Tunisia’s south relies on uncertain groundwater reserves from deep wells in the midst of a near total desert. Fresh water in the south is scarce, as many of the shallower aquifers are too brackish to drink or for farming. And among the deeper wells that provide fresh potable water, there is concern that they will someday run dry, with 43 percent known to be non-renewable.
The government, both in its pre-revolution form and in its current configuration, has responded to the uneven distribution of water wealth by favoring the coastal regions and urban centers, like Tunis. Government aides cut water to rural and poorer interior regions first. In 2016, for example, water was reportedly cut from rural areas during the summer while taps were kept on in the richer tourist north.
According to the World Resources Institute, Tunisia will be among the most water-stressed countries in the world by 2040. In the water-stressed present, and the very water-stressed future, planning will be paramount to prevent a humanitarian crisis in Tunisia and, perhaps, water-related civic unrest.
Professor Bouguerra is not optimistic, telling Al-Monitor, a Middle East news organization, “Nothing has been done to address the problem.
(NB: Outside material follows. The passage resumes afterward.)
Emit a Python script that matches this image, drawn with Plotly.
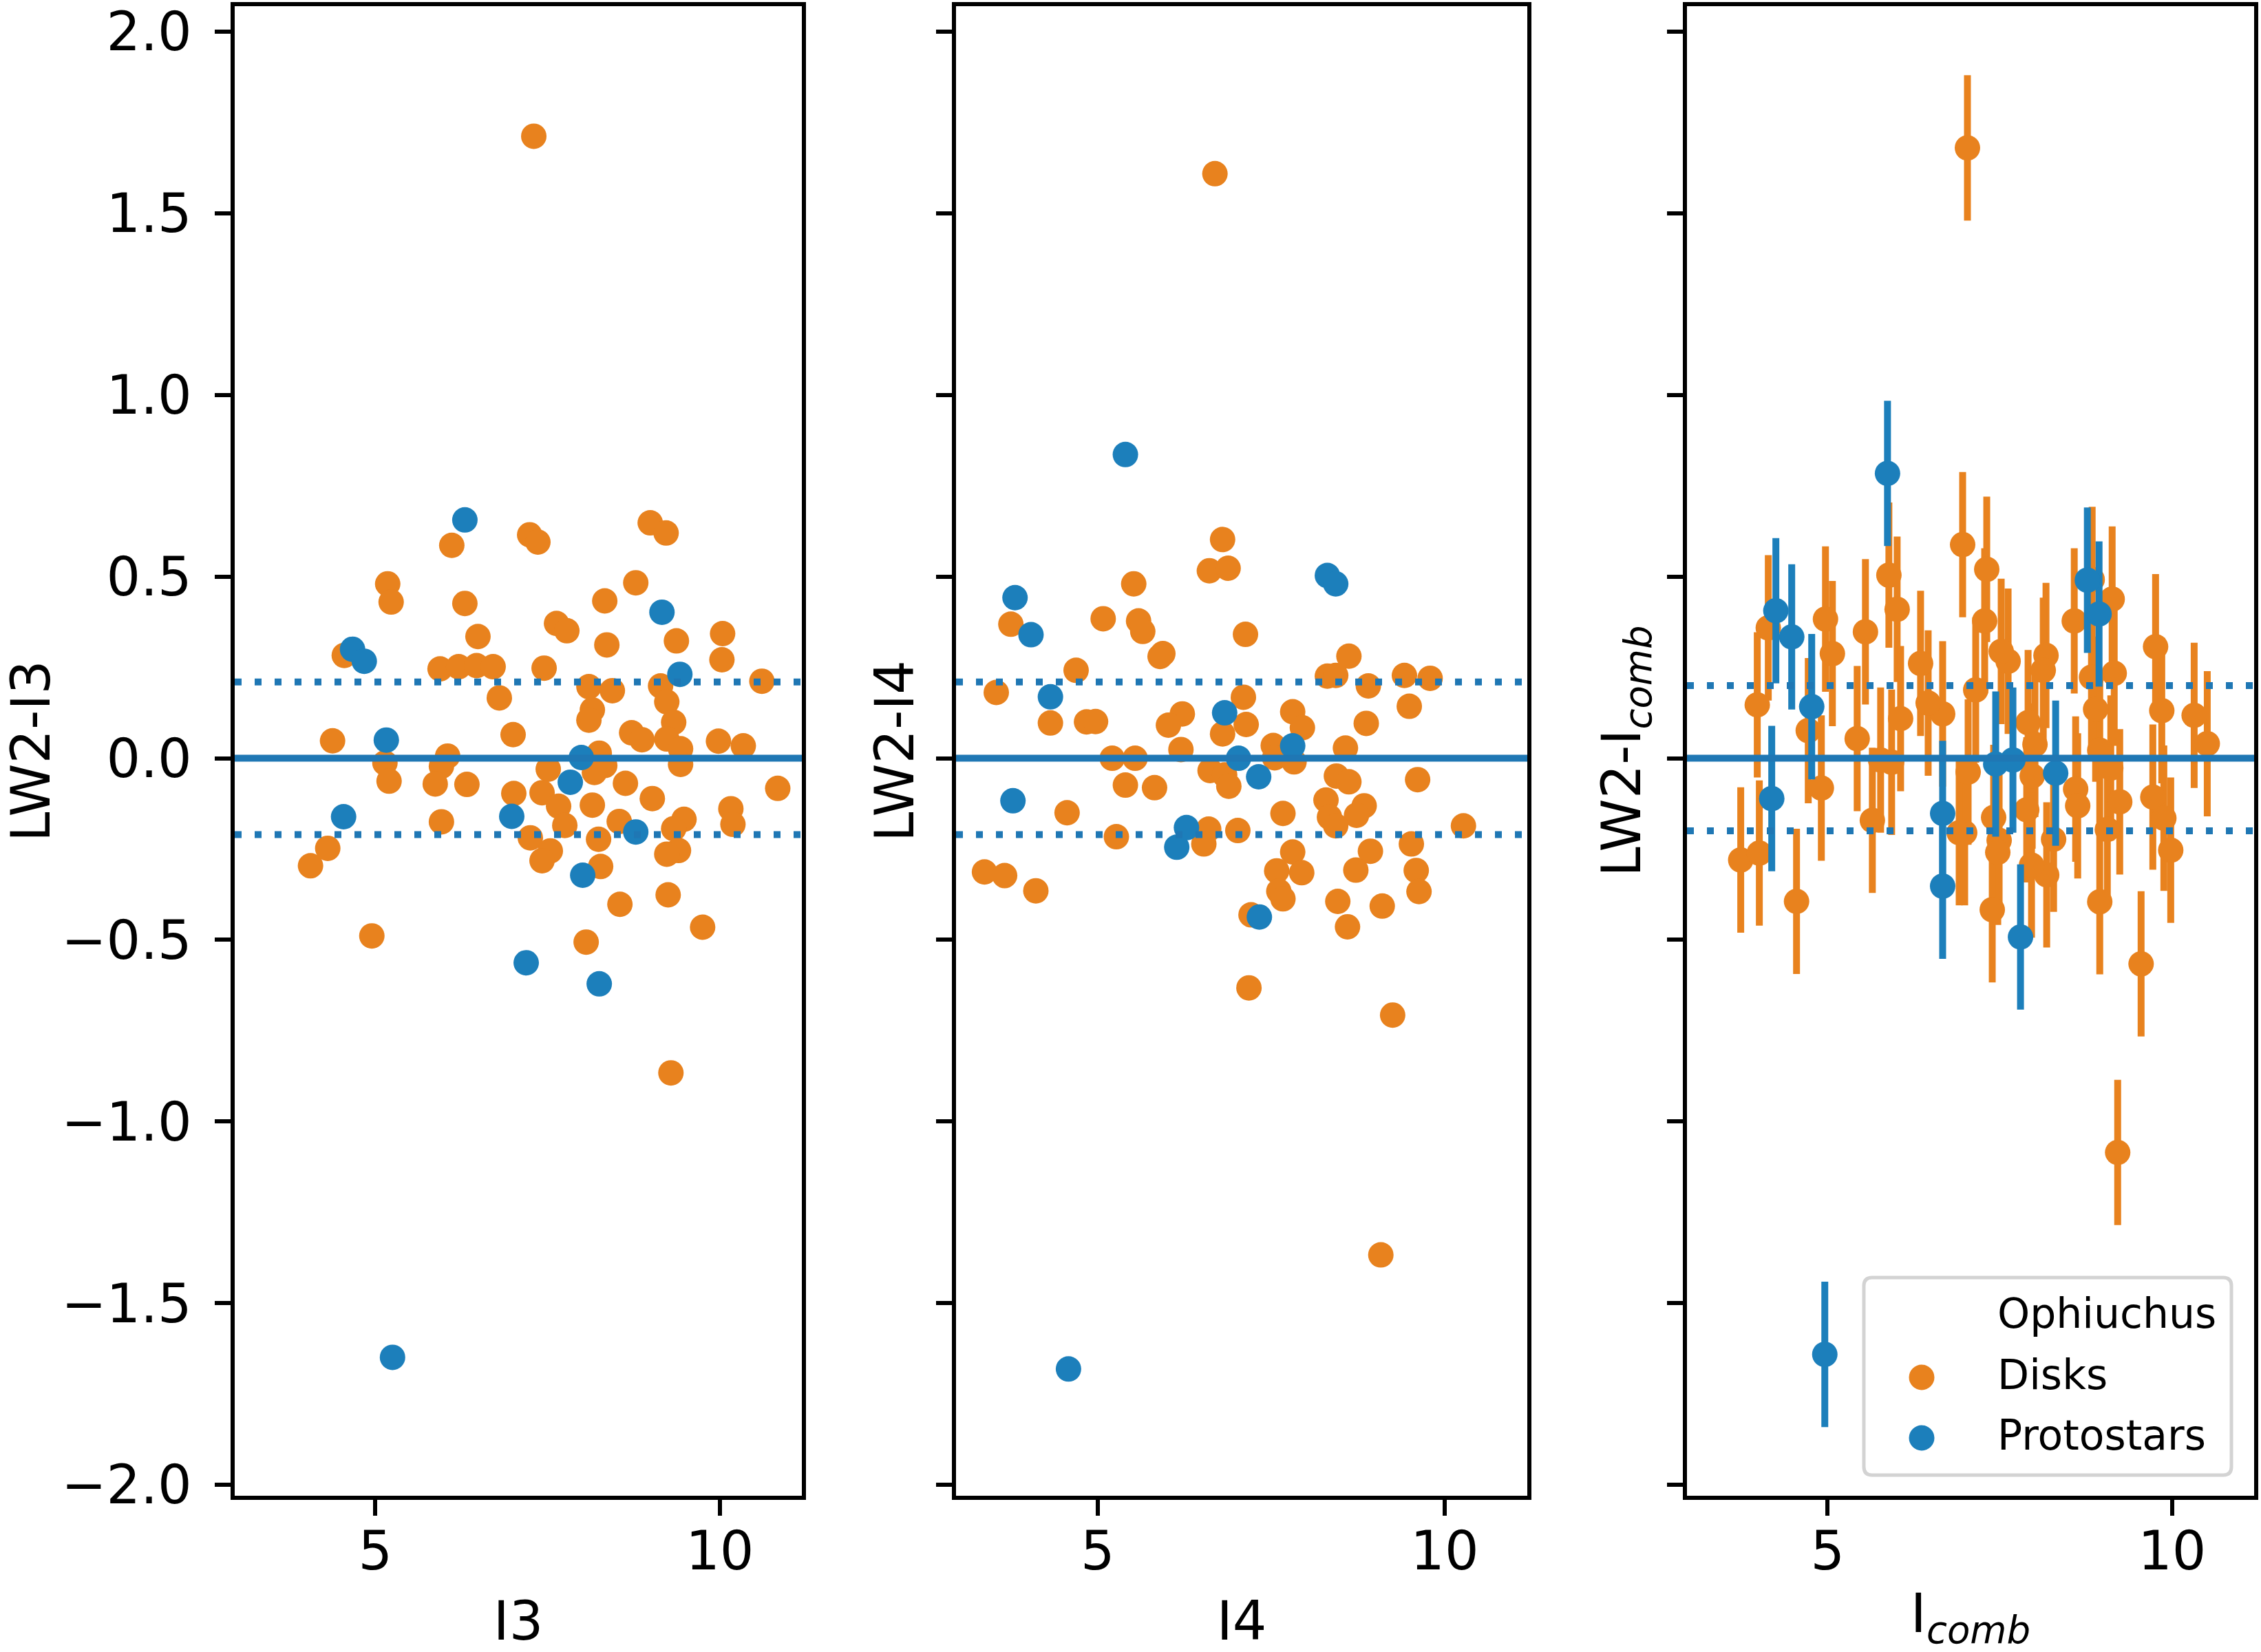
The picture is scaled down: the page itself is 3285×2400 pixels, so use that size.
import plotly.graph_objects as go

# ---------------- data ----------------
# Panel 1: LW2-I3 vs I3
I3_DISK_X = [6.11, 7.24, 7.36, 8.99, 9.22, 5.18, 5.23, 6.30, 8.78, 8.33, 7.63, 7.78, 6.49, 8.36, 9.37, 10.04,
             4.55, 5.94, 6.21, 6.47, 6.71, 7.45, 10.03, 10.61, 8.10, 8.44, 9.14, 6.80, 9.23, 8.15, 8.10, 9.33,
             7.00, 8.72, 8.87, 9.23, 9.43, 9.98, 10.34, 4.38, 8.25, 6.05, 5.14, 5.96, 9.43, 8.33, 7.51, 8.18,
             5.20, 5.87, 6.33, 8.63, 10.84, 7.01, 7.42, 9.02, 7.66, 8.15, 10.16, 10.19, 5.96, 7.75, 8.54, 9.48,
             9.33, 7.25, 8.24, 4.31, 7.54, 7.42, 9.40, 9.23, 4.06, 8.27, 9.25, 8.55, 9.75, 4.95, 8.06, 7.30, 9.29]
I3_DISK_Y = [0.586, 0.615, 0.595, 0.648, 0.620, 0.480, 0.430, 0.426, 0.483, 0.433, 0.371, 0.351, 0.335, 0.312, 0.323, 0.343,
             0.283, 0.246, 0.252, 0.255, 0.252, 0.248, 0.271, 0.212, 0.197, 0.186, 0.199, 0.166, 0.155, 0.133, 0.105, 0.099,
             0.065, 0.070, 0.051, 0.053, 0.026, 0.047, 0.034, 0.048, 0.014, 0.006, -0.013, -0.022, -0.017, -0.020, -0.030, -0.039,
             -0.063, -0.071, -0.072, -0.069, -0.083, -0.097, -0.095, -0.111, -0.132, -0.129, -0.139, -0.182, -0.175, -0.185, -0.174, -0.168,
             -0.194, -0.219, -0.223, -0.248, -0.255, -0.282, -0.254, -0.264, -0.296, -0.298, -0.376, -0.402, -0.465, -0.489, -0.506, 1.712, -0.866]
I3_PROTO_X = [6.30, 9.16, 4.67, 4.84, 9.42, 5.16, 7.99, 7.83, 6.98, 4.54, 8.78, 8.01, 7.19, 8.25, 5.25]
I3_PROTO_Y = [0.656, 0.402, 0.300, 0.267, 0.231, 0.050, 0.002, -0.066, -0.160, -0.161, -0.203, -0.322, -0.563, -0.621, -1.649]

# Panel 2: LW2-I4 vs I4
I4_DISK_X = [6.80, 6.61, 6.88, 5.52, 3.75, 5.08, 5.59, 5.65, 7.13, 5.94, 5.90, 8.62, 4.69, 8.31, 8.43, 9.42,
             9.79, 8.90, 3.54, 7.10, 9.49, 7.81, 6.22, 6.02, 7.14, 8.87, 4.32, 4.84, 4.97, 7.95, 6.80, 7.53,
             6.20, 8.57, 5.21, 5.54, 7.55, 7.83, 6.62, 6.83, 8.44, 8.62, 9.61, 5.40, 5.82, 6.89, 8.29, 4.56,
             7.67, 8.84, 8.34, 8.73, 8.43, 6.60, 7.02, 10.27, 5.27, 6.53, 8.93, 9.52, 7.81, 3.37, 3.66, 7.58,
             7.94, 8.72, 9.59, 4.11, 7.61, 7.67, 9.63, 8.46, 9.10, 7.21, 8.60, 7.18, 6.69, 9.25, 9.08]
I4_DISK_Y = [0.602, 0.516, 0.523, 0.480, 0.369, 0.384, 0.378, 0.349, 0.341, 0.288, 0.280, 0.281, 0.242, 0.226, 0.228, 0.228,
             0.220, 0.199, 0.181, 0.168, 0.143, 0.128, 0.122, 0.091, 0.093, 0.096, 0.097, 0.100, 0.101, 0.084, 0.067, 0.035,
             0.024, 0.028, 0.000, 0.000, 0.001, -0.010, -0.034, -0.046, -0.049, -0.065, -0.059, -0.074, -0.081, -0.077, -0.115, -0.150,
             -0.152, -0.131, -0.162, -0.157, -0.186, -0.195, -0.199, -0.186, -0.216, -0.236, -0.256, -0.236, -0.258, -0.313, -0.323, -0.310,
             -0.315, -0.308, -0.309, -0.365, -0.366, -0.387, -0.367, -0.394, -0.407, -0.431, -0.464, -0.632, 1.609, -0.707, -1.367]
I4_PROTO_X = [5.40, 8.31, 8.43, 3.81, 4.04, 4.32, 6.83, 7.81, 7.03, 7.32, 3.78, 6.28, 6.14, 7.33, 4.58]
I4_PROTO_Y = [0.836, 0.503, 0.480, 0.442, 0.340, 0.169, 0.125, 0.034, 0.000, -0.051, -0.117, -0.191, -0.245, -0.437, -1.681]

# Panel 3: LW2-Icomb vs Icomb (with error bars)
IC_DISK_X = [6.96, 7.31, 5.89, 8.84, 6.01, 4.14, 4.97, 5.07, 5.55, 7.28, 8.58, 9.13, 6.35, 7.62, 8.17, 8.13,
             9.76, 9.16, 8.83, 7.15, 3.98, 6.06, 6.67, 8.89, 9.85, 10.32, 4.72, 5.43, 10.51, 7.91, 8.01, 5.93,
             8.95, 9.11, 7.97, 8.60, 4.91, 9.72, 9.24, 8.63, 5.65, 9.88, 7.41, 6.99, 6.91, 7.49, 8.28, 9.98,
             7.47, 3.74, 4.01, 8.18, 4.55, 7.39, 8.95, 9.55, 7.03, 9.21, 7.89, 7.96, 5.77, 6.46, 7.52, 7.04, 9.06]
IC_DISK_Y = [0.588, 0.520, 0.504, 0.492, 0.410, 0.359, 0.383, 0.288, 0.348, 0.378, 0.378, 0.438, 0.261, 0.267, 0.283, 0.242,
             0.307, 0.234, 0.223, 0.188, 0.147, 0.109, 0.122, 0.135, 0.131, 0.118, 0.076, 0.054, 0.040, 0.098, 0.038, -0.011,
             0.022, -0.027, -0.049, -0.085, -0.082, -0.107, -0.120, -0.131, -0.171, -0.165, -0.163, -0.205, -0.205, -0.226, -0.223, -0.253,
             -0.259, -0.280, -0.261, -0.321, -0.394, -0.417, -0.395, -0.566, 1.680, -1.085, -0.142, -0.294, -0.005, 0.152, 0.294, -0.038, -0.196]
IC_PROTO_X = [5.87, 8.77, 4.25, 4.48, 8.94, 4.77, 7.69, 8.31, 7.44, 4.19, 6.67, 6.67, 7.80, 4.96]
IC_PROTO_Y = [0.784, 0.490, 0.406, 0.334, 0.397, 0.142, -0.005, -0.041, -0.016, -0.111, -0.152, -0.352, -0.492, -1.641]
IC_ERR = 0.20  # symmetric uncertainty on LW2-Icomb

# reference levels
SCATTER_LEVELS = [0.21, 0.21, 0.20]  # dotted +/- lines per panel

X_TITLES = ["I3", "I4", "I<sub><i>comb</i></sub>"]
Y_TITLES = ["LW2-I3", "LW2-I4", "LW2-I<sub><i>comb</i></sub>"]
LEGEND_TITLE = "Ophiuchus"
SERIES_NAMES = ["Disks", "Protostars"]

# ---------------- styling ----------------
ORANGE = "#e8821e"
BLUE_M = "#1c7fbb"
BLUE_L = "#1f77b4"
FONT = "DejaVu Sans"
FS = 78
W, H = 3285, 2400
MS = 37

fig = go.Figure()

panels = [
    (I3_DISK_X, I3_DISK_Y, I3_PROTO_X, I3_PROTO_Y, False),
    (I4_DISK_X, I4_DISK_Y, I4_PROTO_X, I4_PROTO_Y, False),
    (IC_DISK_X, IC_DISK_Y, IC_PROTO_X, IC_PROTO_Y, True),
]

for i, (dx, dy, px_, py_, err) in enumerate(panels):
    xa = "x" if i == 0 else f"x{i+1}"
    ya = "y" if i == 0 else f"y{i+1}"
    ekw = dict(type="constant", value=IC_ERR, thickness=10, width=0) if err else None
    fig.add_trace(go.Scatter(x=dx, y=dy, mode="markers", name=SERIES_NAMES[0],
                             marker=dict(color=ORANGE, size=MS, line=dict(width=0)),
                             error_y=dict(ekw, color=ORANGE) if err else None,
                             xaxis=xa, yaxis=ya, showlegend=False))
    fig.add_trace(go.Scatter(x=px_, y=py_, mode="markers", name=SERIES_NAMES[1],
                             marker=dict(color=BLUE_M, size=MS, line=dict(width=0)),
                             error_y=dict(ekw, color=BLUE_M) if err else None,
                             xaxis=xa, yaxis=ya, showlegend=False))
    # horizontal reference lines
    for yv, dash in [(0.0, "solid"), (SCATTER_LEVELS[i], "10px,19px"), (-SCATTER_LEVELS[i], "10px,19px")]:
        fig.add_shape(type="line", xref=f"{xa} domain", yref=ya, x0=0, x1=1, y0=yv, y1=yv,
                      line=dict(color=BLUE_L, width=10, dash=dash), layer="above")

# panel geometry (pixels)
xdoms = [(341, 1165), (1389, 2219), (2451, 3275)]
ydom = [(2400 - 2173) / H, (2400 - 9) / H]
ytitle_standoff = [25, 9, 15]

axis_common = dict(showline=True, mirror=True, linecolor="black", linewidth=5.5,
                   ticks="outside", ticklen=23, tickwidth=5.5, tickcolor="black",
                   showgrid=False, zeroline=False, automargin=False,
                   tickfont=dict(family=FONT, size=FS, color="black"))

layout = dict(width=W, height=H, margin=dict(l=0, r=0, t=0, b=0, pad=0),
              paper_bgcolor="white", plot_bgcolor="white",
              font=dict(family=FONT, size=FS, color="black"), showlegend=False)

for i in range(3):
    xk = "xaxis" if i == 0 else f"xaxis{i+1}"
    yk = "yaxis" if i == 0 else f"yaxis{i+1}"
    layout[xk] = dict(axis_common, domain=[xdoms[i][0] / W, xdoms[i][1] / W],
                      range=[2.96, 11.19], tickvals=[5, 10], ticklabelstandoff=-15,
                      anchor="y" if i == 0 else f"y{i+1}",
                      title=dict(text=X_TITLES[i], font=dict(family=FONT, size=FS), standoff=59))
    layout[yk] = dict(axis_common, domain=ydom, range=[-2.03, 2.07],
                      tickvals=[-2.0, -1.5, -1.0, -0.5, 0.0, 0.5, 1.0, 1.5, 2.0],
                      tickformat=".1f", showticklabels=(i == 0), ticklabelstandoff=18,
                      anchor="x" if i == 0 else f"x{i+1}",
                      title=dict(text=Y_TITLES[i], font=dict(family=FONT, size=FS),
                                 standoff=ytitle_standoff[i]))

fig.update_layout(**layout)

# ---------------- manual legend (matches the matplotlib look) ----------------
lx0, lx1, ly0, ly1 = 2708, 3242, 1856, 2143  # pixels
r = 12
def px(xp):
    return xp / W
def py(yp):
    return 1 - yp / H
path = (f"M {px(lx0 + r)},{py(ly0)} L {px(lx1 - r)},{py(ly0)} Q {px(lx1)},{py(ly0)} {px(lx1)},{py(ly0 + r)} "
        f"L {px(lx1)},{py(ly1 - r)} Q {px(lx1)},{py(ly1)} {px(lx1 - r)},{py(ly1)} "
        f"L {px(lx0 + r)},{py(ly1)} Q {px(lx0)},{py(ly1)} {px(lx0)},{py(ly1 - r)} "
        f"L {px(lx0)},{py(ly0 + r)} Q {px(lx0)},{py(ly0)} {px(lx0 + r)},{py(ly0)} Z")
fig.add_shape(type="path", xref="paper", yref="paper", path=path,
              fillcolor="rgba(255,255,255,0.8)", line=dict(color="#d3d3d3", width=5), layer="above")

rows = [(LEGEND_TITLE, None, 1912), (SERIES_NAMES[0], ORANGE, 2001), (SERIES_NAMES[1], BLUE_M, 2089)]
for label, col, yc in rows:
    if col is not None:
        fig.add_shape(type="circle", xref="paper", yref="paper",
                      x0=px(2792 - MS / 2), x1=px(2792 + MS / 2), y0=py(yc + MS / 2), y1=py(yc - MS / 2),
                      fillcolor=col, line=dict(width=0), layer="above")
    fig.add_annotation(x=px(2900), y=py(yc - 4), xref="paper", yref="paper", text=label,
                       showarrow=False, xanchor="left", yanchor="middle",
                       font=dict(family=FONT, size=60, color="black"))

fig.write_html("out.html")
It has not been anticipated.” While the current government has been more open about the water shortages, a suitable solution has yet to be found. Pray for rain has been the government’s main response.
For now the long summer is ending and the rains have started in northern Tunisia. It will take some time before the reservoirs return to capacity, after months of drought and over consumption. While the threat of water-related protests wanes in the winter, the next cycle of drought and water shortage is just around the corner.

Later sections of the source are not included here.